Third Cinema in the 21st century: utopia and dystopia in the new documentary films of Fernando Solanas  
Mariano Paz (University of Limerick)

Paper short abstract:

This paper discusses the documentary films that Fernando Solanas has made since the Argentine crisis of 2001, analysing them in relation to Solanas’ ground-breaking "La hora de los hornos" (1969) and his position as a politician in contemporary Argentina.

Paper long abstract:

The Argentine documentary "La hora de los hornos" (1969, dir. Fernando Solanas and Octavio Getino) is one of the most emblematic examples of radical cinema. The film constituted the foundation of the Third Cinema movement and was conceived as an instrument to help in the struggle for social emancipation. Eventually, Solanas and Getino collaborations were interrupted by forced exile. Only Solanas would go back to directing documentary films in Argentina, but not before the economic collapse of 2001. Although much has been written about "La hora" and the Third Cinema movement, less attention has been paid to Solanas' recent series of documentary works, which include "Memoria del saqueo" (2003); "La dignidad de los nadies" (2005), "Argentina latente" (2007), and "La próxima estación." The objective of this paper is to explore this corpus of films.
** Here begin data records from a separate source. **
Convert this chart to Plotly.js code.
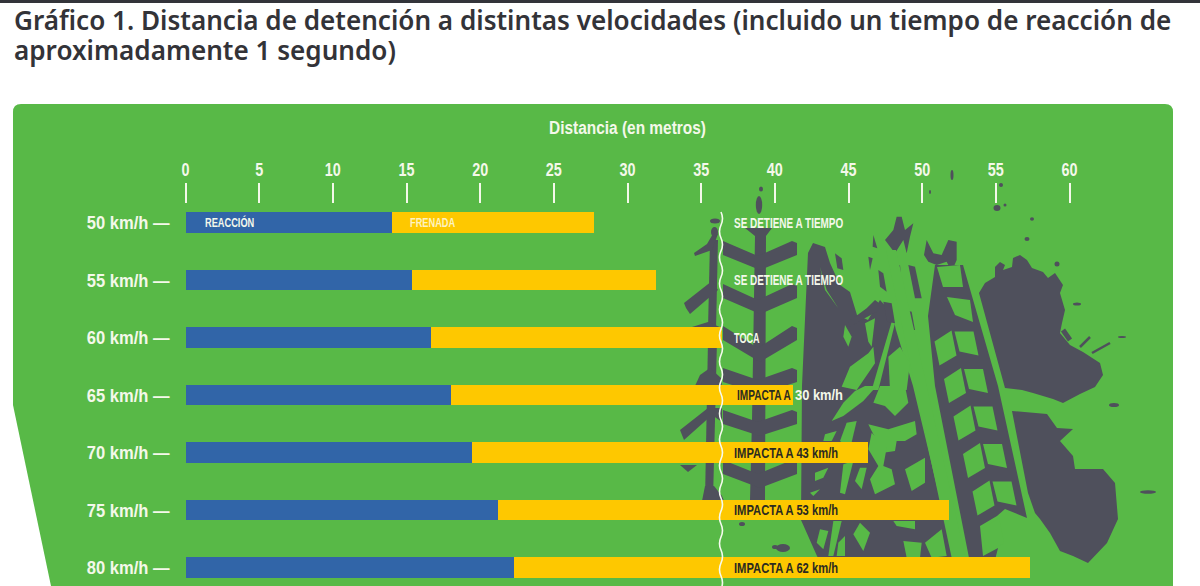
<!DOCTYPE html>
<html><head><meta charset="utf-8">
<script src="https://cdn.plot.ly/plotly-3.0.1.min.js"></script>
<style>html,body{margin:0;padding:0;background:#fff;overflow:hidden}#c{width:1200px;height:586px}</style>
</head><body><div id="c"></div>
<script>
// ---- data ----
const speeds = ['50 km/h','55 km/h','60 km/h','65 km/h','70 km/h','75 km/h','80 km/h'];
const reaccion = [14.04,15.4,16.66,18.02,19.45,21.2,22.27];
const frenada = [13.66,16.53,19.74,23.18,26.9,30.6,35.03];
const outcomes = ['SE DETIENE A TIEMPO','SE DETIENE A TIEMPO','TOCA','IMPACTA A 30 km/h','IMPACTA A 43 km/h','IMPACTA A 53 km/h','IMPACTA A 62 km/h'];
const xTicks = [0,5,10,15,20,25,30,35,40,45,50,55,60];
const titleText = 'Gráfico 1. Distancia de detención a distintas velocidades (incluido un tiempo de reacción de<br>aproximadamente 1 segundo)';

// ---- page geometry / palette ----
const W=1200,H=586, GREEN='#58b947', DARK='#4f505c', BLUE='#3165a8', YELLOW='#fec800', PALE='#f4f8ea', INK='#2b2b20';
const NARROW='"Liberation Sans",sans-serif';
const X0=185.5,X60=1069.5,AX_Y=204,CAT0=222.5,STEP=57.5;
const px=(x,y)=>(x/W).toFixed(5)+','+(1-y/H).toFixed(5);
const shapes=[];
function pathShape(d,fill,extra){shapes.push(Object.assign({type:'path',xref:'paper',yref:'paper',path:d,fillcolor:fill,line:{width:0},layer:'below'},extra||{}));}
function poly(pts,fill){pathShape('M'+pts.map(p=>px(p[0],p[1])).join('L')+'Z',fill);}
function cp(x0,y0,pts,fill){poly(pts.map(p=>[x0+p[0]/3,y0+p[1]/3]),fill);}
function blob(x,y,rx,ry){shapes.push({type:'circle',xref:'paper',yref:'paper',x0:(x-rx)/W,x1:(x+rx)/W,y0:1-(y+ry)/H,y1:1-(y-ry)/H,fillcolor:DARK,line:{width:0},layer:'below'});}
function stroke(a,b,c,d,w){shapes.push({type:'line',xref:'paper',yref:'paper',x0:a/W,x1:c/W,y0:1-b/H,y1:1-d/H,line:{color:DARK,width:w},layer:'below'});}

// top rule
poly([[0,0],[1200,0],[1200,3],[0,3]],'#33343a');
// green panel
pathShape('M'+px(13,112)+'Q'+px(13,104)+' '+px(21,104)+'L'+px(1165,104)+'Q'+px(1173,104)+' '+px(1173,112)+'L'+px(1173,586)+'L'+px(51,586)+'L'+px(13,405)+'Z',GREEN);

// left track
poly([[710,240],[718,240],[716,330],[708,330]],DARK);
poly([[708,340],[717,340],[713,500],[705,500]],DARK);
poly([[684,303],[712,281],[718,290],[690,314],[686,308]],DARK);
poly([[714,232],[718,234],[712,250],[695,256],[694,253],[707,244]],DARK);
blob(714.5,232,3.5,5); blob(715,221,5,2.5);
poly([[692,327],[708,322],[722,328],[722,332],[692,332]],DARK);
poly([[700,375],[710,368],[721,378],[722,386],[695,386]],DARK);
poly([[680,430],[708,408],[722,408],[722,422],[712,415],[684,440]],DARK);
poly([[680,465],[697,465],[688,472]],DARK);
poly([[705,486],[714,486],[722,496],[724,501],[702,501]],DARK);

// chevron track
poly([[745,228],[772,228],[766,236],[765,500],[750,500],[752,420],[755,236]],DARK);
blob(759,205,3.2,9);blob(761,189,2,2.5);
[[247,268],[290,312],[332,360],[374,392],[416,434],[466,486]].forEach(c=>{
  const t=c[0],m=c[1];
  poly([[723,t-6],[758,m-12],[792,t-6],[797,t-4],[797,t+8],[760,m+2],[723,t+8]],DARK);
});
blob(742,524,3,2);blob(783,548,7,4);blob(775,547,3,2);

// wide scuffed track, holes are cut by painting the panel colour over it
poly([[808,253],[813,243],[825,247],[830,263],[840,285],[850,292],[857,315],[868,320],[880,300],[892,313],[896,330],[913,386],[945,520],[957,578],[830,578],[817,556],[801,520],[802,386]],DARK);
const holes=[
 [[165,15],[195,0],[230,0],[190,45],[130,90],[95,105],[130,50]],
 [[240,0],[315,0],[325,50],[285,90],[255,60],[220,50]],
 [[205,115],[265,130],[345,105],[350,145],[315,165],[290,165],[285,195],[250,200],[215,135]],
 [[75,145],[110,135],[95,165],[70,165]],
 [[140,110],[170,105],[150,190],[120,165]],
 [[215,140],[260,185],[250,240],[275,250],[285,295],[225,325],[210,280],[235,240],[205,190]],
 [[315,250],[375,215],[375,290],[335,315]],
 [[180,245],[200,245],[185,310],[165,285]],
 [[45,260],[85,245],[70,275],[45,285]],
 [[130,235],[160,225],[135,325],[120,320]],
 [[30,320],[60,310],[40,330]],
 [[180,410],[210,440],[190,495],[160,445]],
 [[60,430],[85,435],[70,490],[50,470]],
 [[280,405],[345,405],[345,430],[290,420]],
 [[100,405],[125,405],[100,510],[85,510]],
 [[310,465],[365,470],[360,515],[320,515]],
 [[375,470],[425,430],[440,510],[395,515]],
 [[115,470],[135,450],[135,510],[110,510]]
];
holes.forEach(h=>cp(800,386,h,GREEN));
[
 [[135,405],[155,440],[145,470],[130,440]],
 [[195,400],[225,385],[215,470],[205,455]],
 [[125,590],[150,530],[205,490],[220,470],[225,520],[170,600]],
 [[265,500],[300,470],[330,520],[320,600],[270,600]],
 [[275,395],[285,400],[235,600],[215,600]],
 [[60,230],[75,300],[115,355],[80,300]]
].forEach(h=>cp(800,190,h,GREEN));

// tread fragments above
[
 [[290,80],[305,80],[315,120],[340,100],[330,140],[320,190],[310,150],[285,190],[255,150],[280,120]],
 [[220,135],[232,175],[218,170]],
 [[205,200],[218,205],[210,240]],
 [[380,150],[400,190],[425,195],[445,150],[470,155],[470,210],[455,245],[440,215],[410,225],[385,215],[372,195]],
 [[285,230],[300,225],[305,280],[290,285]],
 [[235,240],[250,250],[260,305],[240,290]],
 [[325,225],[345,230],[365,325],[345,325]],
 [[305,300],[315,340],[305,350]],
 [[225,330],[245,345],[230,365],[175,395],[150,410],[145,395],[200,355]],
 [[250,335],[275,340],[285,400],[262,395]],
 [[315,360],[335,365],[345,420],[325,420]],
 [[105,190],[125,205],[130,240],[112,235]]
].forEach(f=>cp(800,190,f,DARK));

// long green stripe inside the track
poly([[886,250],[896,250],[970,578],[956,578]],GREEN);

// ladder tyre
poly([[928,316],[935,265],[963,265],[998,386],[1027,518],[1005,509],[997,516],[980,526],[983,556],[998,548],[995,560],[990,578],[973,578],[935,386]],DARK);
[[937,267,960,265,963,287,943,287],[947,297,970,300,973,322,955,315]].forEach(c=>
  poly([[c[0],c[1]],[c[2],c[3]],[c[4],c[5]],[c[6],c[7]]],GREEN));
[-3,-2,-1,0,1,2].forEach(k=>{
  const dx=9.5*k,dy=37.5*k;
  poly([[963,454],[980,443],[985,468],[968,478]].map(p=>[p[0]+dx,p[1]+dy]),GREEN);
  if(k<2) poly([[983,444],[1002,444],[1007,468],[988,464]].map(p=>[p[0]+dx,p[1]+dy]),GREEN);
});

// splatter
poly([[979,293],[985,283],[995,277],[995,267],[1000,262],[1005,265],[1003,270],[1012,267],[1013,258],[1020,255],[1027,260],[1032,268],[1043,272],[1048,278],[1055,273],[1063,285],[1060,293],[1065,310],[1062,323],[1060,333],[1070,345],[1083,352],[1100,363],[1103,375],[1095,387],[1080,394],[1063,403],[1053,399],[1033,393],[1022,390],[1005,388]],DARK);
poly([[1012,411],[1047,414],[1057,428],[1073,429],[1060,441],[1073,456],[1075,469],[1103,469],[1115,483],[1118,519],[1107,543],[1088,563],[1073,556],[1060,551],[1050,533],[1040,519],[1035,513],[1028,493]],DARK);
[[997,208,3.5,3],[1005,205,1.5,1.5],[1032,219,2,1.8],[1027,239,2.5,2],[1057,264,2.5,2.5],[1077,304,4,1.5],[1122,337,4,1],[1114,405,5,2],[1148,492,8,1.8],[1001,185,2,2],[930,192,1,2],[952,175,1.5,5]].forEach(b=>blob(b[0],b[1],b[2],b[3]));
stroke(1080,347,1090,337,2.5);stroke(1092,353,1110,343,2.5);stroke(1063,330,1070,340,5);

// wavy limit line, above the bars
let wave='M'+px(721,212);
for(let y=212,i=0;y<586;y+=13,i++){wave+='Q'+px(i%2?718:724,y+6.5)+' '+px(721,y+13);}
shapes.push({type:'path',xref:'paper',yref:'paper',path:wave,line:{color:'#f6fbef',width:1.6},layer:'above'});

// ---- annotations built from the arrays ----
const ann=[];
function note(x,cat,text,size,color){ann.push({x,y:cat,xref:'x',yref:'y',text,showarrow:false,xanchor:'left',yanchor:'middle',font:{family:NARROW,size,color,weight:700}});}
outcomes.forEach((t,i)=>{
  if(t.endsWith('30 km/h')){          // half on the yellow bar, half on the green panel
    note(37.3,speeds[i],t.slice(0,9),14,INK);
    note(41.2,speeds[i],t.slice(10),14,PALE);
  } else note(37.1,speeds[i],t,14,t.startsWith('IMPACTA')?INK:PALE);
});
note(1.2,speeds[0],'REACCIÓN',12,PALE);
note(15.1,speeds[0],'FRENADA',12,'#fdf3c0');

const traces=[
 {type:'bar',orientation:'h',name:'Reacción',y:speeds,x:reaccion,marker:{color:BLUE,line:{width:0}},hoverinfo:'x+y'},
 {type:'bar',orientation:'h',name:'Frenada',y:speeds,x:frenada,marker:{color:YELLOW,line:{width:0}},hoverinfo:'x+y'}
];
const layout={
 width:W,height:H,margin:{l:0,r:0,t:0,b:0,pad:0},paper_bgcolor:'#fff',plot_bgcolor:'rgba(0,0,0,0)',
 showlegend:false,barmode:'stack',bargap:0.65,
 title:{text:titleText,x:14/W,xanchor:'left',xref:'paper',y:1-30/H,yanchor:'top',
   font:{family:'"Noto Sans",sans-serif',size:26.1,color:'#333338',weight:600}},
 xaxis:{domain:[X0/W,X60/W],range:[0,60],side:'top',tickvals:xTicks,ticktext:xTicks.map(String),
   ticks:'outside',ticklen:20,tickwidth:2,tickcolor:PALE,showline:false,showgrid:false,zeroline:false,
   ticklabelstandoff:0,tickfont:{family:NARROW,size:18,color:PALE,weight:700},
   title:{text:'Distancia (en metros)',standoff:20,font:{family:NARROW,size:18,color:PALE,weight:700}}},
 yaxis:{type:'category',categoryorder:'array',categoryarray:speeds,domain:[0,1-AX_Y/H],
   range:[(H-CAT0)/STEP,(AX_Y-CAT0)/STEP],tickvals:speeds,ticktext:speeds.map(s=>s+' —'),
   ticks:'',showline:false,showgrid:false,zeroline:false,ticklabelstandoff:15,
   tickfont:{family:NARROW,size:19,color:PALE,weight:700}},
 shapes,annotations:ann
};
// the reference uses a condensed face: squeeze the real text horizontally
function squeeze(el,k){
  const w=el.getComputedTextLength();
  el.setAttribute('lengthAdjust','spacingAndGlyphs');
  el.setAttribute('textLength',(w*k).toFixed(1));
}
Plotly.newPlot('c',traces,layout,{displayModeBar:false,staticPlot:true}).then(gd=>{
  gd.querySelectorAll('.xtick text').forEach(t=>squeeze(t,0.8));
  gd.querySelectorAll('.ytick text').forEach(t=>squeeze(t,0.87));
  gd.querySelectorAll('.xtitle').forEach(t=>squeeze(t,0.857));
  gd.querySelectorAll('.annotation-text-g text, .annotation text').forEach(t=>{
    const s=t.textContent;
    const k=s==='TOCA'?0.65:s.startsWith('SE ')?0.71:s==='IMPACTA A'?0.72:s.startsWith('IMPACTA')?0.8:s==='30 km/h'?0.92:0.77;
    const w=t.getComputedTextLength();
    const x=parseFloat(t.getAttribute('x'));
    t.setAttribute('x',(x-w/2).toFixed(1));
    t.style.textAnchor='start';
    t.setAttribute('text-anchor','start');
    squeeze(t,k);
  });
  const lines=gd.querySelectorAll('.gtitle tspan.line');
  if(lines.length===2){ lines[1].setAttribute('dy','30px'); }
});
</script></body></html>
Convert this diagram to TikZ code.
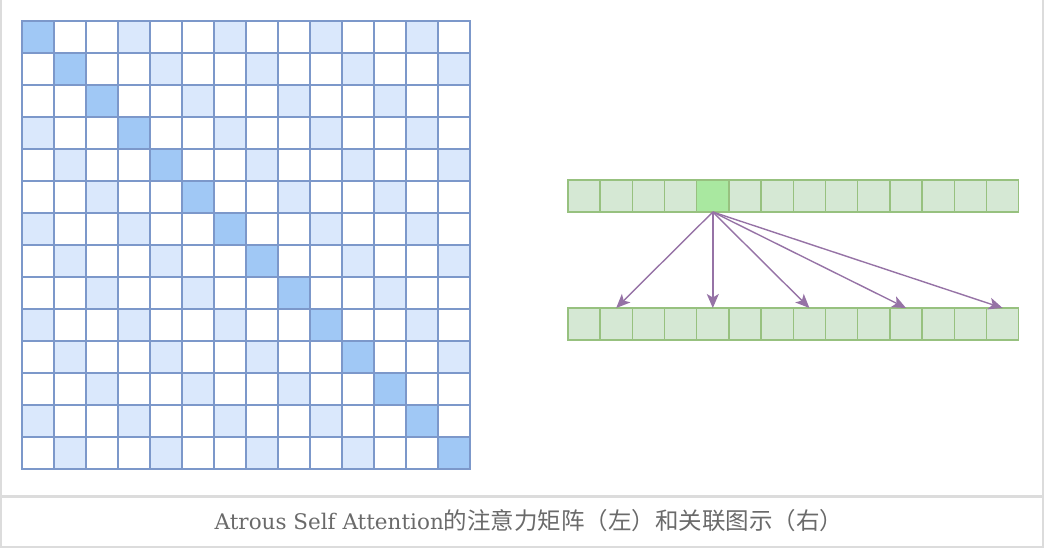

I will argue that, having abandoned the rhetoric of decolonisation and revolutionary struggle that informed "La hora", these works still retain a utopian core as its basis - even in the case of a film like La próxima estación, which is closer to a dystopian rather than a utopian text. I will then discuss the tensions present in Solanas' films, considering his position as a political figure (founder of the Proyecto Sur party and a key member of the left-wing coalition Unen) and the collisions between the Peronist-inflected rhetoric that characterised his early works and that of his recent documentaries.